Why then do people tend to favor private over communal ownership? One reason is that they are aware, as Aristotle and Aquinas witnessed long ago, that when things are owned in common, the responsibility and accountability for their use disappears, precisely because few are willing to assume responsibility for things that they do not own. Our everyday experience reminds us of the tragedy of the commons. The early advocates of socialism were well aware of these objections. Their response was to hold that all that was needed was a change of mind and heart on the part of people as well as profound structural change: a change that would not only produce a new system of ownership, but also a “new man” — the socialist man much trumpeted by the former Soviet Union.

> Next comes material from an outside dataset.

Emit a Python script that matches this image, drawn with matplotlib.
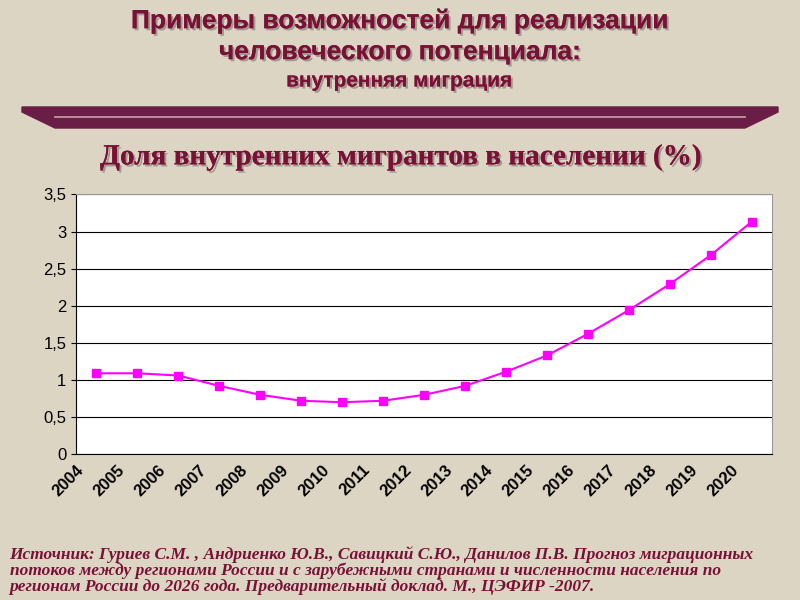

Furthermore, in his essay, Our Stewardship Mandate, Rev. Robert Sirico explains how integrating the market supports stewardship:

Long experience has shown that the state is a bad steward. One reason this is so is because of what has been termed the “Tragedy of the Commons.” Simply put, if everyone owns something, no one person has any incentive to protect or take care of it. This has been graphically demonstrated by the appalling reports of environmental disaster in the former communist countries. Furthermore, the state has many incentives to be a poor steward. For example, the federal government owns a great deal of forestland. These forests are supervised by the U.S. Forest service, the mission of which is to cut down trees. Because it is federally funded, the Forest Service has no market incentives to keep its enterprises cost-efficient. As a result, the forest service is logging old-growth forests with a return of pennies on the dollar. Had these forests been supervised by a private company, they would never had been touched.

Likewise, experience has shown that the market is a better steward of the environment than the state. Not only does it allow for private ownership and offer better incentives, but it allows for the expression of minority opinions in regard to land and resource use. Take, for example, the Hawk Mountain Sanctuary in eastern Pennsylvania. Located along the Appalachian migration route, it provided an ideal location for hunters to shoot thousands of hawks. Conservationist Rosalie Edge decided that those birds ought to be protected, a minority opinion at the time. In 1934 she purchased the property and prevented the hunting of the birds. It is now considered one of the best bird-watching locations in the world. Had Ms. Edge lived in a regime where property was owned by the state, she would have to convince a majority of the lawmakers, bureaucrats, and competing special-interest groups that Hawk Mountain should be a preserve, so daunting a task it is unlikely it would have happened. As it was, she only had to purchase the land.

The same principles Rev. Sirico articulates in his essay can also be applied to support stewardship in the global water crisis.